Trump makes it easier to fire 8,000 federal workers
By Tami Luhby, CNN
(CNN) — President Donald Trump on Wednesday signed an executive order that wipes away civil service protections from roughly 8,000 high-level federal workers by making them at-will employees.
The move is the president’s latest effort to overhaul the federal workforce, which he views as an impediment to carrying out his policies. During his second term, he has directed agencies to shrink their staffing, terminated union contracts in the name of national security and taken other steps that critics argue politicizes federal employment.
Wednesday’s executive order reclassifies about 8,000 senior policy positions into a new category called Schedule Policy/Career. They include directors, chiefs of staffs, senior advisers, policy analysts and those with “significant involvement” in drafting regulations and determining who gets federal grants.
“Agencies can remove employees in Schedule Policy/Career for poor performance, misconduct, corruption, or subversion of Presidential directives without lengthy procedural hurdles that often prevent accountability,” according to a White House fact sheet.

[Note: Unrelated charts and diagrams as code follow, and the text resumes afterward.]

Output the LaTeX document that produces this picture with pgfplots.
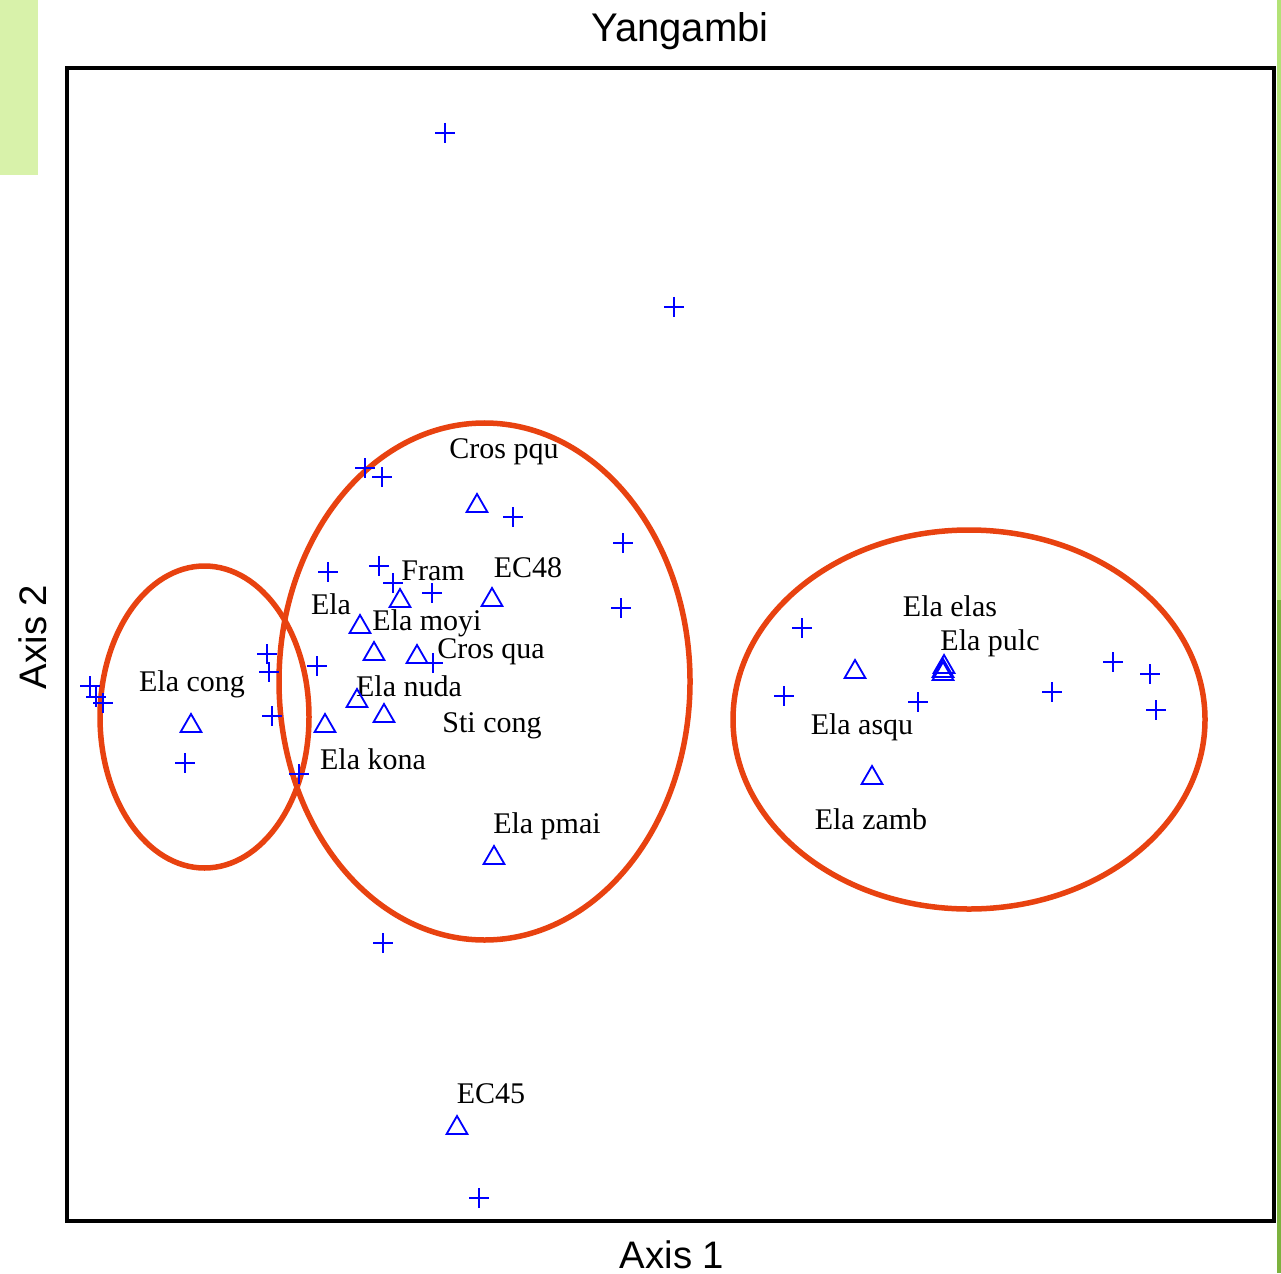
\documentclass[border=0pt]{standalone}
\usepackage{pgfplots}
\pgfplotsset{compat=1.18}
\usepackage{fontspec}
\setmainfont{Liberation Serif}
\newfontfamily\arial{Liberation Sans}
\definecolor{ellred}{RGB}{232,66,16}
\definecolor{ptblue}{RGB}{0,0,255}
\definecolor{lgreen}{RGB}{216,242,170}
\definecolor{stripeA}{RGB}{178,226,118}
\definecolor{stripeB}{RGB}{124,178,62}
\begin{document}
\begin{tikzpicture}
\begin{axis}[
  scale only axis,
  width=362.1pt, height=345.9pt,
  xmin=67, xmax=1274, ymin=68, ymax=1221,
  y dir=reverse,
  axis line style={line width=1pt},
  xtick=\empty, ytick=\empty,
  clip=false,
]
% plus points (pixel coordinates)
\addplot[only marks, mark=+, mark size=3pt, ptblue, line width=0.55pt] coordinates {
(445,133) (674,307) (365,468) (382,477) (513,517) (623,543) (621,608)
(328,572) (379,566) (393,583) (432,593) (317,666) (433,663) (299,774)
(90,686) (96,697) (103,703) (267,654) (269,672) (272,716) (185,763)
(802,628) (784,696) (918,702) (1052,692) (1113,662) (1150,674) (1156,710)
(383,943) (479,1198)
};
% triangle points
\addplot[only marks, mark=triangle, mark size=3.6pt, ptblue, line width=0.55pt] coordinates {
(477,506) (492,600) (400,601) (360,627) (374,654) (417,657) (357,701) (384,716) (325,726)
(191,726) (855,672) (943,671) (944,667) (943,674) (872,778) (494,858) (457,1128)
};
% ellipses
\draw[ellred, line width=1.65pt] (axis cs:204.5,717) ellipse [x radius=31.35pt, y radius=45.3pt];
\draw[ellred, line width=1.65pt] (axis cs:484.5,681.5) ellipse [x radius=61.65pt, y radius=77.55pt];
\draw[ellred, line width=1.65pt] (axis cs:969,719.5) ellipse [x radius=70.8pt, y radius=56.85pt];
% labels
\begin{scope}[every node/.style={font=\fontsize{9}{10}\selectfont, inner sep=0pt}]
\node at (axis cs:192,684) {Ela cong};
\node at (axis cs:504,452) {Cros pqu};
\node at (axis cs:433,571) {Fram};
\node at (axis cs:528,568) {EC48};
\node at (axis cs:331,604) {Ela};
\node at (axis cs:427,623) {Ela moyi};
\node at (axis cs:491,652) {Cros qua};
\node at (axis cs:409,686) {Ela nuda};
\node at (axis cs:492,726) {Sti cong};
\node at (axis cs:373,759) {Ela kona};
\node at (axis cs:547,826) {Ela pmai};
\node at (axis cs:491,1094) {EC45};
\node at (axis cs:950,606) {Ela elas};
\node at (axis cs:990,643) {Ela pulc};
\node at (axis cs:862,727) {Ela asqu};
\node at (axis cs:871,819) {Ela zamb};
\end{scope}
% title and axis labels
\node[font=\arial\fontsize{12}{14}\selectfont, inner sep=0pt] at (axis cs:680,31) {Yangambi};
\node[font=\arial\fontsize{11.5}{13}\selectfont, inner sep=0pt] at (axis cs:672,1255) {Axis 1};
\node[font=\arial\fontsize{11.5}{13}\selectfont, inner sep=0pt, rotate=90] at (axis cs:33,637) {Axis 2};
% decorations
\fill[lgreen] (axis cs:0,0) rectangle (axis cs:38,175);
\fill[stripeA] (axis cs:1277,0) rectangle (axis cs:1281,600);
\fill[stripeB] (axis cs:1277,600) rectangle (axis cs:1281,1273);
\path (axis cs:0,0) rectangle (axis cs:1281,1273);
\end{axis}
\end{tikzpicture}
\end{document}
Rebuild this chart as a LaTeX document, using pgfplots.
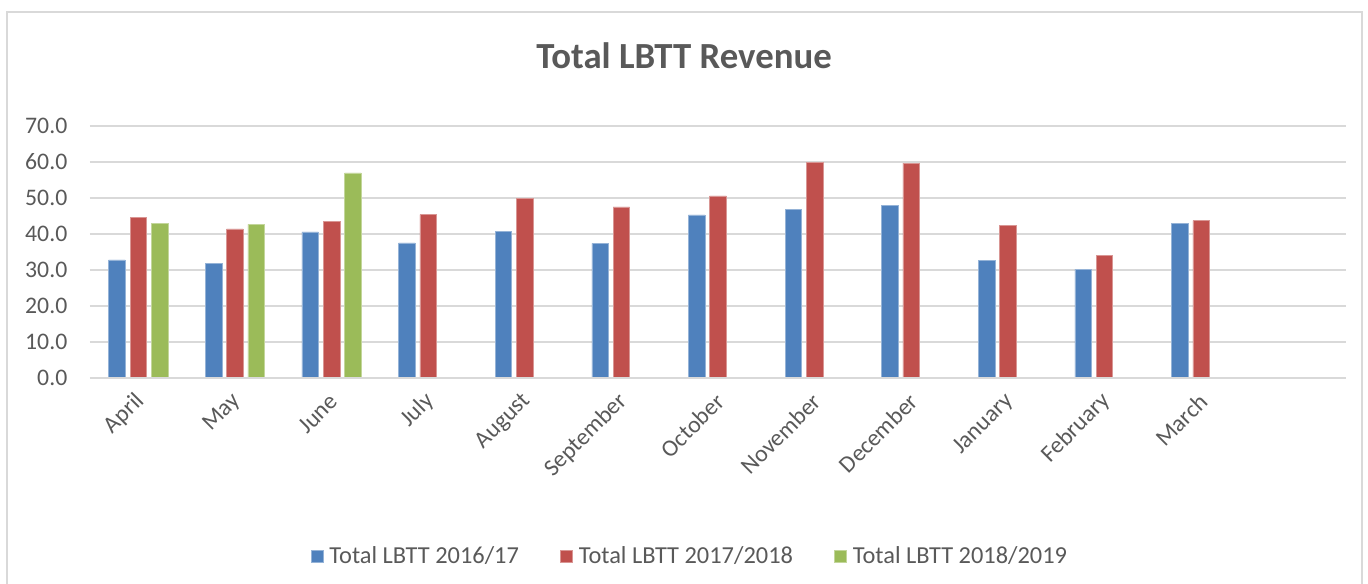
\documentclass[border=0pt]{standalone}
\usepackage{pgfplots}
\pgfplotsset{compat=1.18}
\usepackage{fontspec}
\setmainfont{Carlito}
\definecolor{cblue}{HTML}{4F81BD}
\definecolor{cred}{HTML}{C0504D}
\definecolor{cgreen}{HTML}{9BBB59}
\definecolor{ctext}{HTML}{595959}
\definecolor{cgrid}{HTML}{D9D9D9}
\begin{document}
\begin{tikzpicture}
\path[use as bounding box] (0pt,0pt) rectangle (1026pt,438pt);
\draw[cgrid, line width=1.2pt] (5.25pt,-5pt) -- (5.25pt,429pt) -- (1021.5pt,429pt) -- (1021.5pt,-5pt);
\node[text=ctext, font=\fontsize{27.6}{32}\selectfont\bfseries] at (513pt,396pt) {Total LBTT Revenue};
\begin{axis}[
  at={(67.5pt,154.5pt)}, anchor=south west,
  width=942pt, height=189pt, scale only axis,
  xmin=-0.5, xmax=12.5, ymin=0, ymax=70,
  ytick={0,10,...,70},
  xtick={0,...,11},
  xticklabels={April,May,June,July,August,September,October,November,December,January,February,March},
  major tick length=0pt,
  axis line style={draw=none},
  ymajorgrids, grid style={cgrid, line width=1pt},
  tick label style={text=ctext, font=\fontsize{17.8}{20}\selectfont},
  /pgf/number format/assume math mode=true,
  yticklabel={\pgfmathprintnumber[fixed,fixed zerofill,precision=1]{\tick}},
  yticklabel style={xshift=-13.5pt},
  xticklabel style={rotate=45, anchor=east, xshift=-5.8pt, yshift=-11.7pt},
  ybar, bar width=12.4pt,
  legend style={at={(0.478,-0.706)}, anchor=center, draw=none, fill=none,
    legend columns=3, font=\fontsize{18.3}{20}\selectfont, text=ctext,
    /tikz/every even column/.append style={column sep=29pt},
    /tikz/every odd column/.append style={column sep=2.5pt}},
  legend image code/.code={\fill[#1] (0pt,-4.5pt) rectangle (9pt,4.5pt);},
]
\addplot[fill=cblue, draw=cblue!60!white, line width=0.4pt, bar shift=-16pt] coordinates {
(0,32.8) (1,31.8) (2,40.6) (3,37.5) (4,40.7) (5,37.4) (6,45.3) (7,46.9) (8,48.0) (9,32.6) (10,30.2) (11,43.0)};
\addplot[fill=cred, draw=cred!60!white, line width=0.4pt, bar shift=0pt] coordinates {
(0,44.7) (1,41.4) (2,43.6) (3,45.4) (4,49.9) (5,47.5) (6,50.6) (7,60.0) (8,59.7) (9,42.3) (10,34.1) (11,43.7)};
\addplot[fill=cgreen, draw=cgreen!60!white, line width=0.4pt, bar shift=16pt] coordinates {
(0,43.0) (1,42.7) (2,57.0)};
\draw[cgrid, line width=1pt] (axis cs:-0.5,0) -- (axis cs:12.5,0);
\legend{Total LBTT 2016/17, Total LBTT 2017/2018, Total LBTT 2018/2019}
\end{axis}
\end{tikzpicture}
\end{document}
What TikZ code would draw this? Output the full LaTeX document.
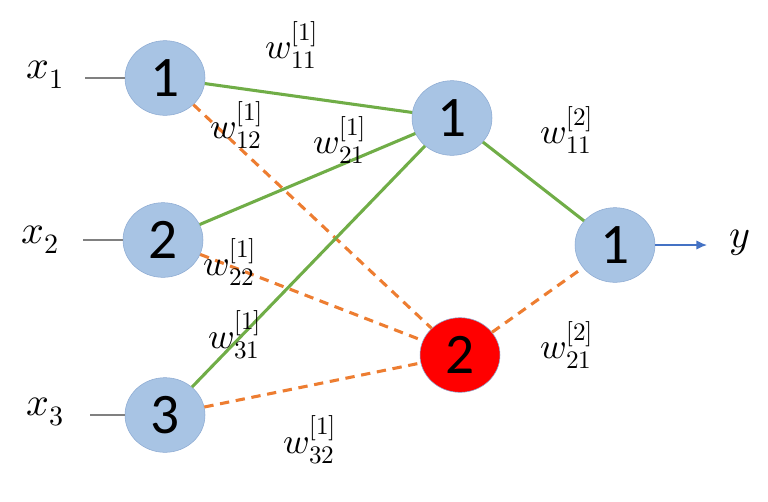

Attempts to shift policy personnel into at-will positions dates back to the end of Trump’s first term, when he signed an order creating a new category called Schedule F, which could have affected an estimated 50,000 workers. Former President Joe Biden reversed that directive, but Trump quickly revived the effort when he took office last year. The Office of Personnel Management finalized a rule creating the category in February.
“This is very much about accountability,” OPM director Scott Kupor told reporters Wednesday. “It’s also about a restoration, in our mind, of the democratic process.”
The Schedule Policy/Career designation is currently the subject of several lawsuits.
“When government experts can be fired without cause, it’s not just federal workers who are harmed — it’s the people across the country who rely on these essential services every day,” said Skye Perryman, CEO of Democracy Forward, which brought one of the suits.